Several years ago, Daniel and I went to Paris.  It was our first time, and predictably, I fell in love with the City of Lights.  I remember the first time I tried that famous French confection, the macaron. We had taken the train from Paris out to Versailles, the country estate of the kings of France, and in the entrance of Versailles, there was an outlet of Laduree, the most famous of French macarons provisioners. This jewel-box of a store was a vision of pastels, with elegant tiered displays of the most beautiful macarons you’ve ever seen. We indulged by purchasing a small box.  After lunch that day, sitting by one of Versailles’ many gilded fountains, we opened the signature mint green box and feasted our eyes on the jewel-toned macarons: raspberry, mango, lemon, pistachio, hazelnut, chocolate.  We each took a bite and savored the delicate crunch of the macaron against its soft buttercream filling.  It was a perfect Paris moment.

When we got back to the States, I sought to recreate that macaron moment for Dragon and Hannah.  We looked up a recipe and read it out loud.  We found a Fine Cooking video of pasty chef Joanne Chang making classic French macarons: beat the egg whites until PERFECTLY fluffy, FOLD the almond meal into the egg whites, but don’t OVERFOLD or you’ll deflate them.  With a pastry bag, pipe PERFECT circles onto a baking sheet… the instructions went on and on, with lots of warnings and caveats.  We watched that video half a dozen times, but instead of making me more confident, the voluminous instructions started to overwhelm me.  I didn’t have any of the equipment to make this easy — no stand mixer to whip the eggs, no pastry bag.  So before I started, I had already given up.

But by this time, I had filled my kids with promises of the colorful cookies made in all their favorite flavors, and they were ready to take this on.  Dragon, who was about 11, came up and put his arm around me.  “Mom,” he said, “we can do this. We’ve watched the video, we know what to do.  It’s a cookie.  It’ll be fine.”

And so it was.  With his quiet confidence, Dragon was able to sweep away my perfectionism, my fear of wanting so badly to get it right.  It’s not that perfectionism is terrible — holding yourself to high standards can be a good thing.  To be honest, I used to be kind of proud that I was a perfectionist.  But as I got older, I realized that perfectionism is a straight path to fear — fear of not doing it right, fear of the embarrassment of failing — and that’s all a fear of judgment.  Perfectionism isn’t a good thing — it’s a handicap.  It’s an impediment to trying new things.

Dragon always had an easy-going self confidence about him.  It’s not that he feared failing, it was more that he was unafraid to try.  You didn’t have to do things perfectly, not the first time around.  What was the worse that could happen?  You’d scrap what you started and just start again!  It’s a trait and a belief that I have to credit Daniel for instilling in our children: Don’t be afraid of looking silly.  No one’s looking at you anyway.  Just try, and learn.  And so, Dragon and Hannah tried a lot of new things — public speaking, lego robotics, Tae Kwon Do, computer programming, jazz trombone, swimming an ocean mile.  Some things stuck, some things didn’t.  But Dragon didn’t get hung up on whether he would excel, and because of that attitude, he often did.
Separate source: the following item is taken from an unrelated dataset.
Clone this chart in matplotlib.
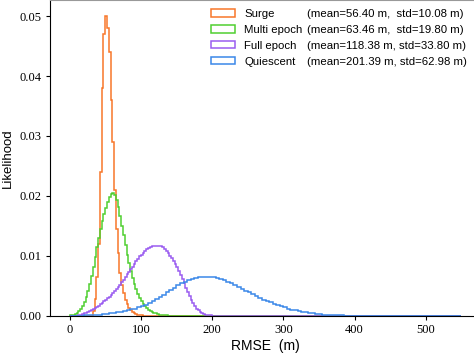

As parents, we don’t normally think that we learn from our children.  It’s our job, we believe, to teach them, not the other way around. But, in raising Dragon and Hannah, we’ve had to come to terms with deficiencies in ourselves.  Sometimes we’re lucky and can correct our behavior before passing along our faults.  Other times, we see our faults in our children, and how unattractive is that?!  But every now and then, we find that our children teach us how to be better versions of ourselves.  Thank you, Dragon, for being my teacher.  You were the child that first taught me how to be a mom.  I am still learning from you even now.